The trainer pulled out a plain white piece of paper. On the paper was a simple drawing of a face: two dot eyes and a single line upturned to symbolize a smile.
“This is Sam” he said. The activity was simple. Beginning at the front of the room each person was to go back in time to the days of playgrounds and small friends. We would pass around the picture of “Paper Sam” and say something that was said to us in childhood that hurt. Before passing on the innocent piece of paper that had become Sam we were to crumple it up.
So the words and the subsequent crumpling began:
“You’re weak!” Crumple.
“You’re ugly!” Crumple
“You’re so fat!” Crumple
“You have no dad!” Crumple
“You stutter!” Crumple
After 20 insults, Paper Sam was a crumpled mess. And then the activity was reversed. Paper Sam was sent around the room again, only this time we were to take Sam and repeat words that someone had said to us in our adult life that demonstrated they believed in us. After delivering those words we were to take crumpled, almost destroyed Paper Sam and smooth him out, try to remove some of the impact and take away those wrinkles.

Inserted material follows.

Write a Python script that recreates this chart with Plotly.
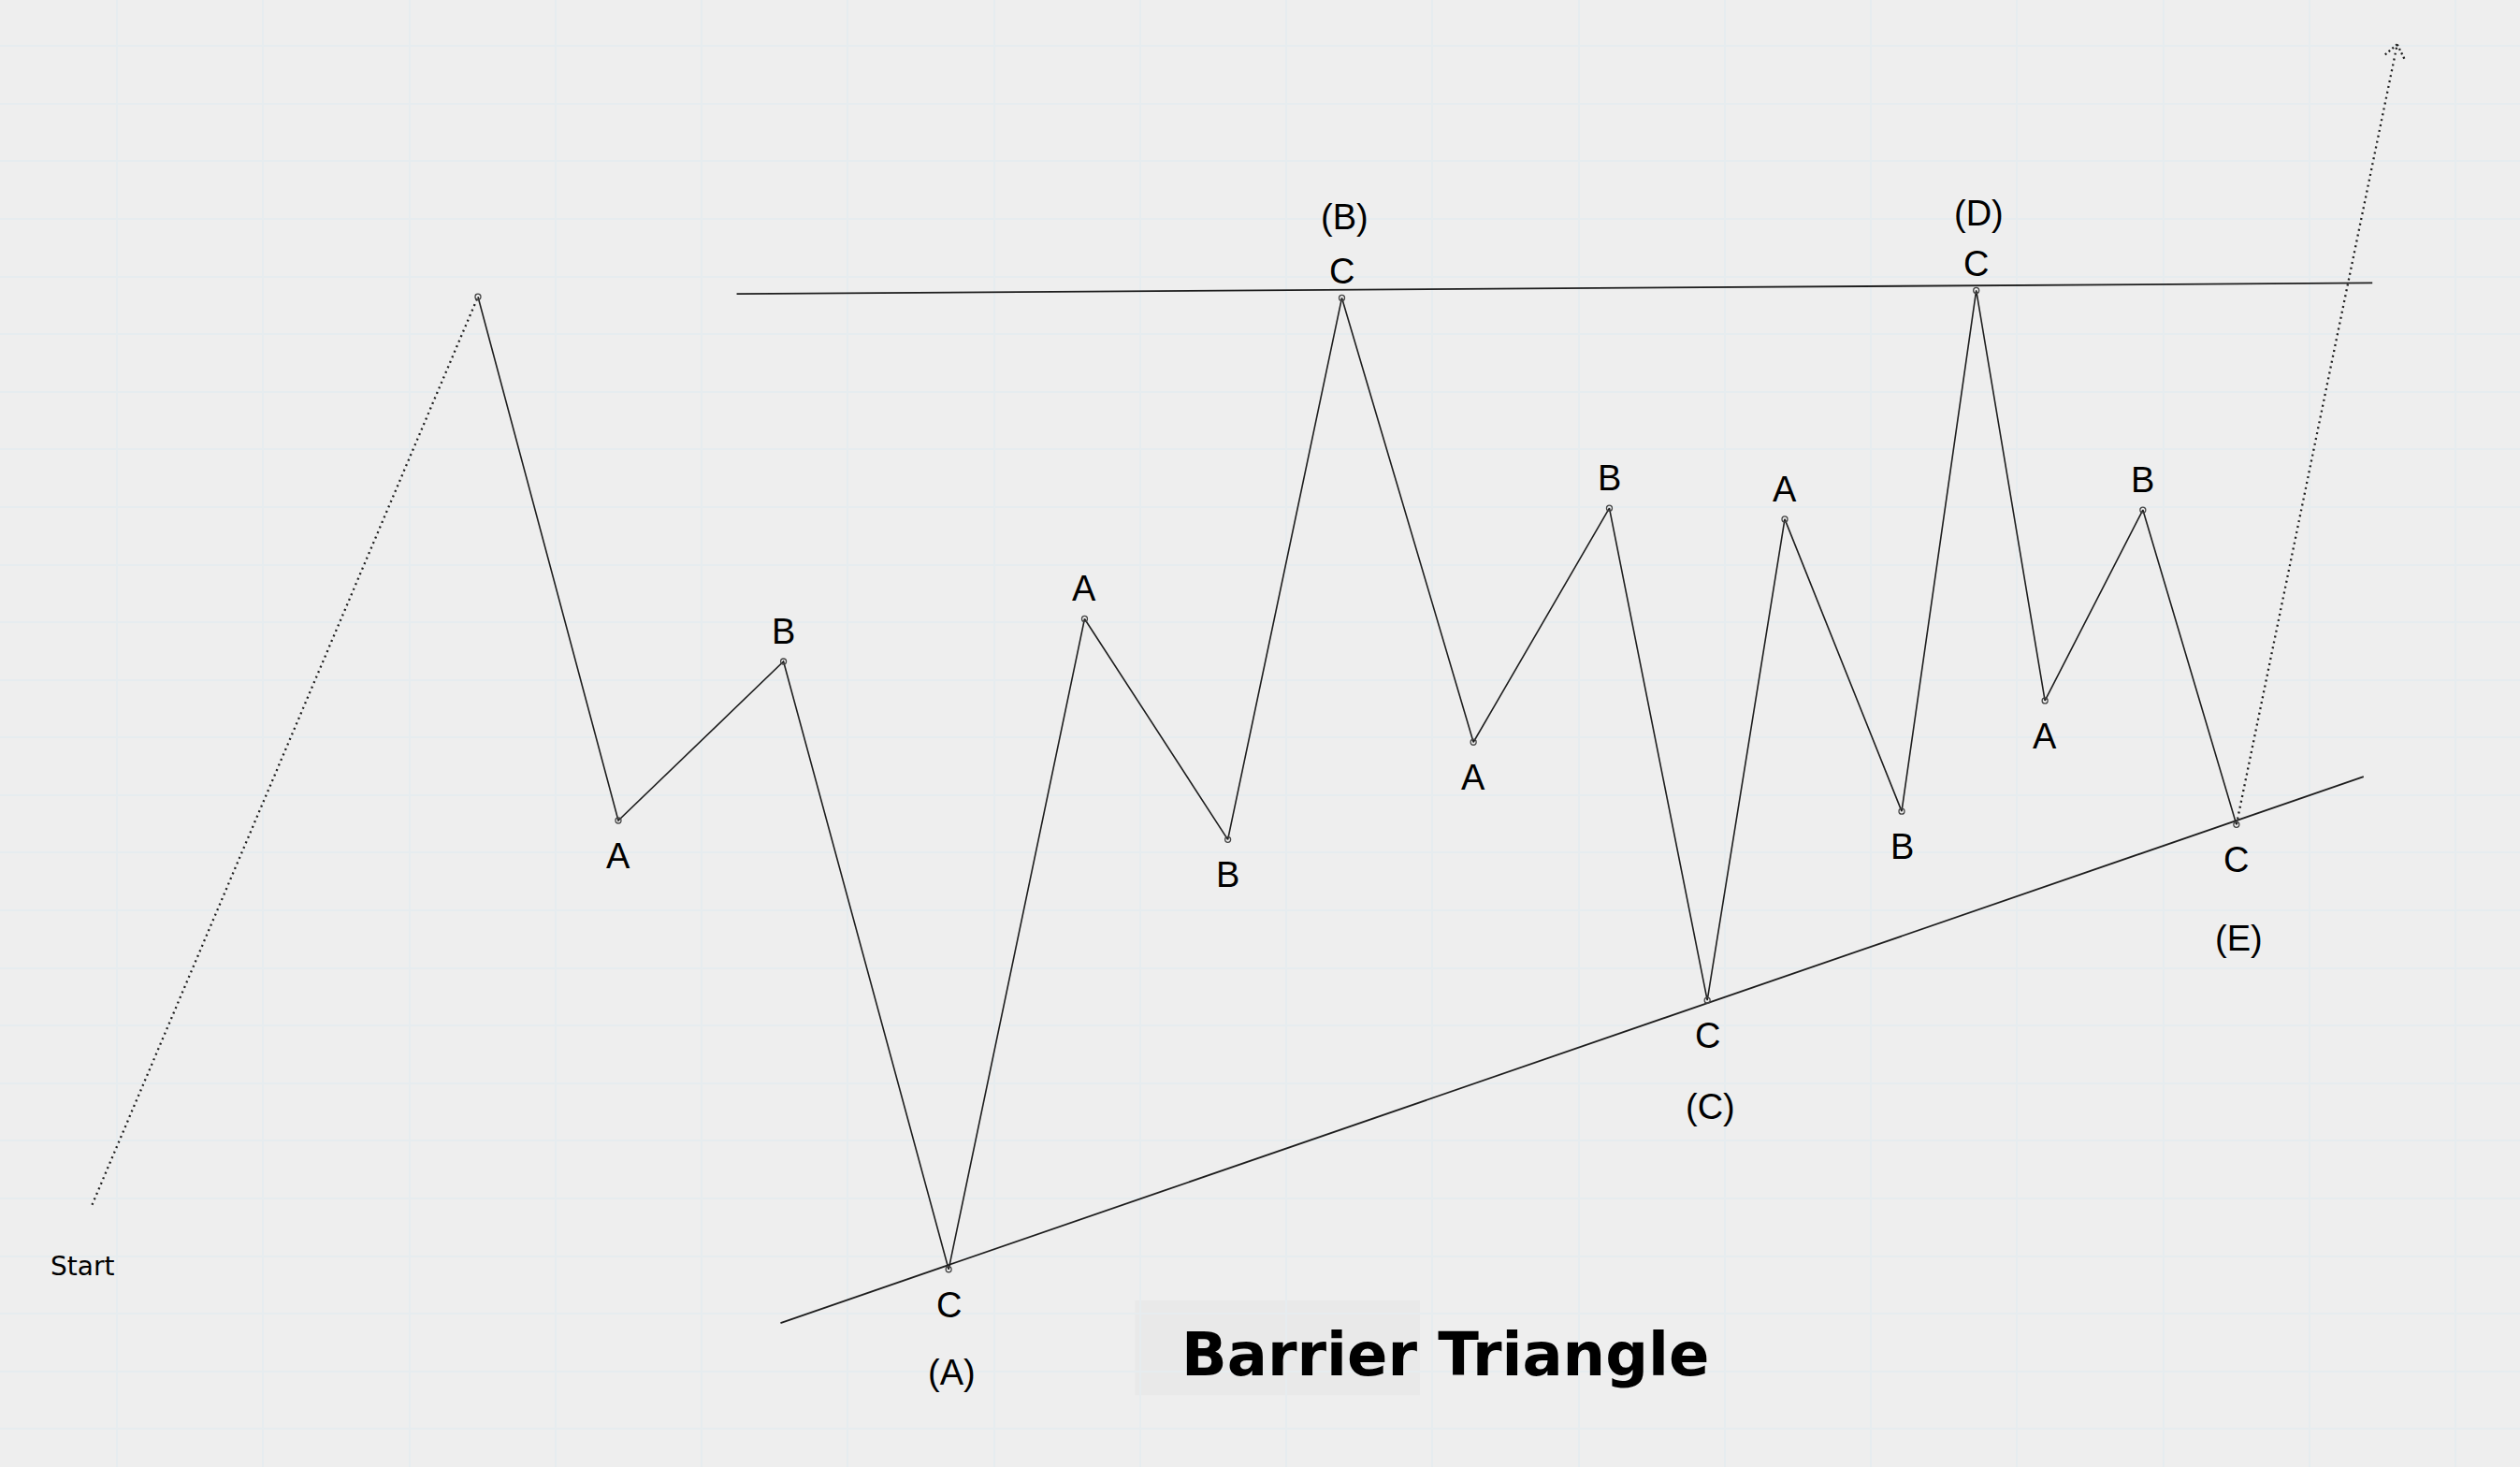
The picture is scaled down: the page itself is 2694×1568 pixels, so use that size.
import math
import plotly.graph_objects as go

# pivots of the barrier triangle, x in bars, y in price units
lead_x = [0.83, 3.47]
lead_y = [3.89, 19.65]

wave_x = [3.47, 4.43, 5.56, 6.69, 7.62, 8.60, 9.38, 10.28, 11.21, 11.88,
          12.41, 13.21, 13.72, 14.19, 14.86, 15.50]
wave_y = [19.65, 10.56, 13.32, 2.77, 14.06, 10.23, 19.63, 11.92, 15.98, 7.44,
          15.79, 10.72, 19.76, 12.64, 15.95, 10.49]
wave_labels = ["", "A", "B", "C", "A", "B", "C", "A", "B", "C",
               "A", "B", "C", "A", "B", "C"]
wave_side = ["", "below", "above", "below", "above", "below", "above", "below", "above", "below",
             "above", "below", "above", "below", "above", "below"]
degree_labels = {3: "(A)", 6: "(B)", 9: "(C)", 12: "(D)", 15: "(E)"}

breakout_x = [15.50, 16.60]
breakout_y = [10.49, 24.03]

upper_x = [5.24, 16.43]
upper_y = [19.70, 19.89]
lower_x = [5.54, 16.37]
lower_y = [1.84, 11.32]

W, H = 2694, 1568
x_range = [0.20, 17.44]
y_range = [-0.66, 24.80]
sx = W / (x_range[1] - x_range[0])
sy = H / (y_range[1] - y_range[0])

line_col = "#1e1e1e"
dots = "2px,4px"

fig = go.Figure()

# triangle boundaries
for bx, by in [(upper_x, upper_y), (lower_x, lower_y)]:
    fig.add_trace(go.Scatter(x=bx, y=by, mode="lines",
                             line=dict(color=line_col, width=1.8), hoverinfo="skip"))

# dotted lead-in and breakout
fig.add_trace(go.Scatter(x=lead_x, y=lead_y, mode="lines",
                         line=dict(color=line_col, width=2.3, dash=dots), hoverinfo="skip"))
fig.add_trace(go.Scatter(x=breakout_x, y=breakout_y, mode="lines",
                         line=dict(color=line_col, width=2.3, dash=dots), hoverinfo="skip"))

# arrow head on the breakout, built from the last segment direction
dxp = (breakout_x[1] - breakout_x[0]) * sx
dyp = (breakout_y[1] - breakout_y[0]) * sy
n = math.hypot(dxp, dyp)
bxp, byp = -dxp / n, -dyp / n
head_x, head_y = [], []
for ang in (38, -38):
    a = math.radians(ang)
    rx = bxp * math.cos(a) - byp * math.sin(a)
    ry = bxp * math.sin(a) + byp * math.cos(a)
    head_x += [breakout_x[1], breakout_x[1] + rx * 20 / sx, None]
    head_y += [breakout_y[1], breakout_y[1] + ry * 20 / sy, None]
fig.add_trace(go.Scatter(x=head_x, y=head_y, mode="lines",
                         line=dict(color=line_col, width=2.3, dash="2px,3px"), hoverinfo="skip"))

# the wave itself
fig.add_trace(go.Scatter(x=wave_x, y=wave_y, mode="lines+markers",
                         line=dict(color=line_col, width=1.6),
                         marker=dict(symbol="circle-open", size=6, color="#444",
                                     line=dict(width=1.3)),
                         hoverinfo="skip"))

lab_font = dict(family="Liberation Sans, Arial, sans-serif", size=38, color="black")
for i, (x, y, t, s) in enumerate(zip(wave_x, wave_y, wave_labels, wave_side)):
    if not t:
        continue
    if s == "above":
        shift = 28 if i in degree_labels else 32
    else:
        shift = -38
    fig.add_annotation(x=x, y=y, text=t, showarrow=False, yshift=shift, font=lab_font)
    if i in degree_labels:
        far = {3: -110, 6: 86, 9: -114, 12: 82, 15: -122}[i]
        fig.add_annotation(x=x, y=y, text=degree_labels[i], showarrow=False,
                           yshift=far, xshift=3, font=lab_font)

fig.add_annotation(x=lead_x[0], y=lead_y[0], text="Start", showarrow=False,
                   xshift=-10, yshift=-66,
                   font=dict(family="DejaVu Sans, Verdana, sans-serif", size=28, color="black"))

fig.add_shape(type="rect", xref="paper", yref="paper", x0=0.4503, x1=0.5635,
              y0=0.049, y1=0.1135, fillcolor="#e9e9e9", line=dict(width=0), layer="below")
fig.add_annotation(xref="paper", yref="paper", x=0.5735, y=0.0515, text="<b>Barrier Triangle</b>",
                   showarrow=False,
                   font=dict(family="DejaVu Sans, Verdana, sans-serif", size=64, color="black"))

fig.update_xaxes(range=x_range, dtick=1, tick0=0, showgrid=True, gridcolor="#e6ecef",
                 gridwidth=1.5, zeroline=False, showticklabels=False, ticks="")
fig.update_yaxes(range=y_range, dtick=1, tick0=0, showgrid=True, gridcolor="#e6ecef",
                 gridwidth=1.5, zeroline=False, showticklabels=False, ticks="")
fig.update_layout(width=W, height=H, margin=dict(l=0, r=0, t=0, b=0),
                  paper_bgcolor="#eeeeee", plot_bgcolor="#eeeeee", showlegend=False)

fig.write_html("out.html", config={"displayModeBar": False},
               post_script="document.body.style.margin='0';")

The contrast couldn’t have been more profound:
“You can do this!”
“You are incredibly capable!”
“You are a role model for others”
“You are a real leader.”
“I encourage you to go back to school – you are so smart.”
“You are gifted with people.”
“Your family must be so proud.”
20 phrases later Paper Sam was smoother but still bore some residual scars. There was no way that all that crumpling could be undone, it was too much and too prolonged
We all know the power of words, but sometimes we are given a new way of looking at that power. Watching Paper Sam crumpled time upon time as memories of words came flooding out was poignant and powerful. We had personalized Sam – he was us and each time he took a beating we took a beating. Equally powerful were the attempts to smooth the crinkles and restore Paper Sam to his former self through words of affirmation and acts of restoration. That too was us.
While words of insult tear down, words of affirmation restore. While some hands crumple and crush, others gently smooth. While sin tears down, grace and redemption restore.
Where have you seen the power of words in your life for good or for ill? Tell your story in the comment section.
11 thoughts on “Paper Sam and the Power of Words”
Powerful exercise. May I re post on my face book page, please? Attributing to you of course
I would be honored to have you post- thank you. And it was tremendously powerful…
Marilyn Gardner Sent from my iPhone
“Sticks and stones may break my bones, but WORDS will never hurt me.” I’ve heard this all my life. Who said this? What is the meaning? Did he/she not know the power of words, both to hurt and to heal?
I never understood that either Bettie – yet to this day it’s used!! Whoever thought it up should answer to this!
i am a paper sam. i was crumpled time and time again. no dad. abusive stepdad. powerless mother. inferiority disorder in school. words i heard many that crumpled and crumpled me.
But restoration was also ongoing. mom tried her best with her gentle words and reassurance. she always was there for me, with me (even if silent), i felt her presence and love. and my grandmother was there for me. i only saw adoration in her eyes for me. i am her first grand daughter – a lot more she had later. but i always felt i was special.
and then i have my education and all the words of praise that i receive from kindly teachers who sort of understoond my silence.
And later in life, words of appreciation from wonderful colleagues just gives me tha balance i need.
After a tragedy with loosing a child i was feeling more like the badly crumpled sam. It was a low time for me – it was luck that i came across a group of people who helped me get the bitterness out. It was a class somehow similar to what you described.
They helped smoothen out the paper sam in me … and to the most part I am glad for what I went through.
Through my life’s experience I have learned compassion. How everyone needs it … How we should never abuse, never make fun of others.
Thanks Marilyn for the wonderful work you are doing :)
Amira — I read your story 3 times. This is such a strong picture of hurt and restoration. And there is so much more, I know, between the words that would never fit in a comment. Thank you for sharing this. It’s a gift.
Powerful exercise!!! Powerful lesson in being kind with words, to the best of my ability at all times. With awareness of the impact of my words, I can also improve, with effort, my impact on my portion of the world in a positive manner!
Dave – thanks for the comment. It was a tremendously powerful exercise. Would be interesting to change up the exercise and think about those things that participants have said that caused the crumple on the playground.